RAW DATA =>
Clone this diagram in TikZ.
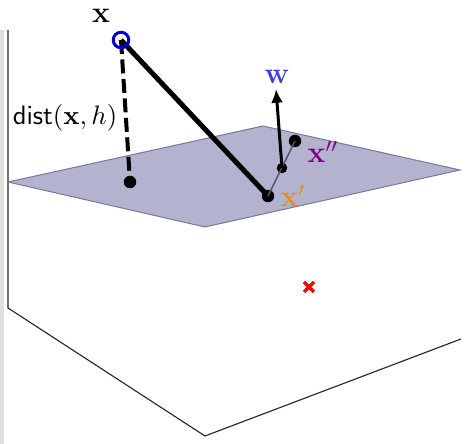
\documentclass[tikz,border=0pt]{standalone}
\usepackage{amsmath}
\usetikzlibrary{arrows.meta}
\definecolor{planefill}{RGB}{179,179,207}
\definecolor{planeedge}{RGB}{120,120,155}
\definecolor{wblue}{RGB}{60,60,225}
\definecolor{xpurple}{RGB}{128,0,128}
\definecolor{xorange}{RGB}{240,140,20}
\begin{document}
\begin{tikzpicture}[x=0.4pt,y=-0.4pt,
  dot/.style={circle,fill=black,inner sep=0pt,minimum size=5pt},
  smalldot/.style={circle,fill=black,inner sep=0pt,minimum size=4.2pt},
  boxline/.style={line width=0.45pt,black!85},
  vlabel/.style={font=\large}]
\useasboundingbox (0,0) rectangle (474,444);
\fill[black!12] (0,30) rectangle (4,444); % left edge strip
% box edges
\coordinate (top) at (8,30);
\coordinate (bl) at (8,308);
\coordinate (bm) at (205,436);
\coordinate (br) at (461,339);
\draw[boxline] (top) -- (bl) -- (bm) -- (br);
% the plane h
\coordinate (pl) at (8,182);
\coordinate (pb) at (205,227);
\coordinate (pr) at (460,170);
\coordinate (pt) at (263,126);
\filldraw[fill=planefill,draw=planeedge,line width=0.4pt] (pl) -- (pb) -- (pr) -- (pt) -- cycle;
% points
\coordinate (x) at (121,40);
\node[dot] (foot) at (130,182) {};
\node[dot] (xp) at (268,196) {};
\node[dot] (xpp) at (295,141) {};
\node[smalldot] (mid) at (282,168) {};
\coordinate (wtip) at (276,89);
\draw[line width=1.6pt,dash pattern=on 5.6pt off 2.2pt] (x) -- (foot.center);
\draw[line width=2pt] (x) -- (xp.center);
\draw[line width=0.6pt,planeedge!70!black] (xp.center) -- (xpp.center);
\draw[line width=1.2pt,-{Latex[length=5.5pt,width=4.8pt]}] (mid.center) -- (wtip);
\node[draw=blue!80!black,line width=1.2pt,circle,inner sep=0pt,minimum size=6.2pt] (xc) at (x) {};
% red cross
\coordinate (cross) at (309,287);
\draw[red,line width=1.4pt] ([shift={(-5,-5)}]cross) -- ([shift={(5,5)}]cross)
  ([shift={(-5,5)}]cross) -- ([shift={(5,-5)}]cross);
% labels
\node[vlabel] (lblx) at (101,16) {$\mathbf{x}$};
\node[scale=1.07] (lbldist) at (65,118) {$\mathsf{dist}(\mathbf{x},h)$};
\node[vlabel,text=wblue] (lblw) at (277,77) {$\mathbf{w}$};
\node[vlabel,text=xpurple] (lblxpp) at (323,152) {$\mathbf{x}''$};
\node[vlabel,text=xorange] (lblxp) at (293,196) {$\mathbf{x}'$};
\end{tikzpicture}
\end{document}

THE PROBLEM => Leave out the pictures and transcribe everything else exactly.

RESPONSE BELOW =>
Clone this diagram in TikZ.
\documentclass[tikz,border=0pt]{standalone}
\usepackage{amsmath}
\usetikzlibrary{arrows.meta}
\definecolor{planefill}{RGB}{179,179,207}
\definecolor{planeedge}{RGB}{120,120,155}
\definecolor{wblue}{RGB}{60,60,225}
\definecolor{xpurple}{RGB}{128,0,128}
\definecolor{xorange}{RGB}{240,140,20}
\begin{document}
\begin{tikzpicture}[x=0.4pt,y=-0.4pt,
  dot/.style={circle,fill=black,inner sep=0pt,minimum size=5pt},
  smalldot/.style={circle,fill=black,inner sep=0pt,minimum size=4.2pt},
  boxline/.style={line width=0.45pt,black!85},
  vlabel/.style={font=\large}]
\useasboundingbox (0,0) rectangle (474,444);
\fill[black!12] (0,30) rectangle (4,444); % left edge strip
% box edges
\coordinate (top) at (8,30);
\coordinate (bl) at (8,308);
\coordinate (bm) at (205,436);
\coordinate (br) at (461,339);
\draw[boxline] (top) -- (bl) -- (bm) -- (br);
% the plane h
\coordinate (pl) at (8,182);
\coordinate (pb) at (205,227);
\coordinate (pr) at (460,170);
\coordinate (pt) at (263,126);
\filldraw[fill=planefill,draw=planeedge,line width=0.4pt] (pl) -- (pb) -- (pr) -- (pt) -- cycle;
% points
\coordinate (x) at (121,40);
\node[dot] (foot) at (130,182) {};
\node[dot] (xp) at (268,196) {};
\node[dot] (xpp) at (295,141) {};
\node[smalldot] (mid) at (282,168) {};
\coordinate (wtip) at (276,89);
\draw[line width=1.6pt,dash pattern=on 5.6pt off 2.2pt] (x) -- (foot.center);
\draw[line width=2pt] (x) -- (xp.center);
\draw[line width=0.6pt,planeedge!70!black] (xp.center) -- (xpp.center);
\draw[line width=1.2pt,-{Latex[length=5.5pt,width=4.8pt]}] (mid.center) -- (wtip);
\node[draw=blue!80!black,line width=1.2pt,circle,inner sep=0pt,minimum size=6.2pt] (xc) at (x) {};
% red cross
\coordinate (cross) at (309,287);
\draw[red,line width=1.4pt] ([shift={(-5,-5)}]cross) -- ([shift={(5,5)}]cross)
  ([shift={(-5,5)}]cross) -- ([shift={(5,-5)}]cross);
% labels
\node[vlabel] (lblx) at (101,16) {$\mathbf{x}$};
\node[scale=1.07] (lbldist) at (65,118) {$\mathsf{dist}(\mathbf{x},h)$};
\node[vlabel,text=wblue] (lblw) at (277,77) {$\mathbf{w}$};
\node[vlabel,text=xpurple] (lblxpp) at (323,152) {$\mathbf{x}''$};
\node[vlabel,text=xorange] (lblxp) at (293,196) {$\mathbf{x}'$};
\end{tikzpicture}
\end{document}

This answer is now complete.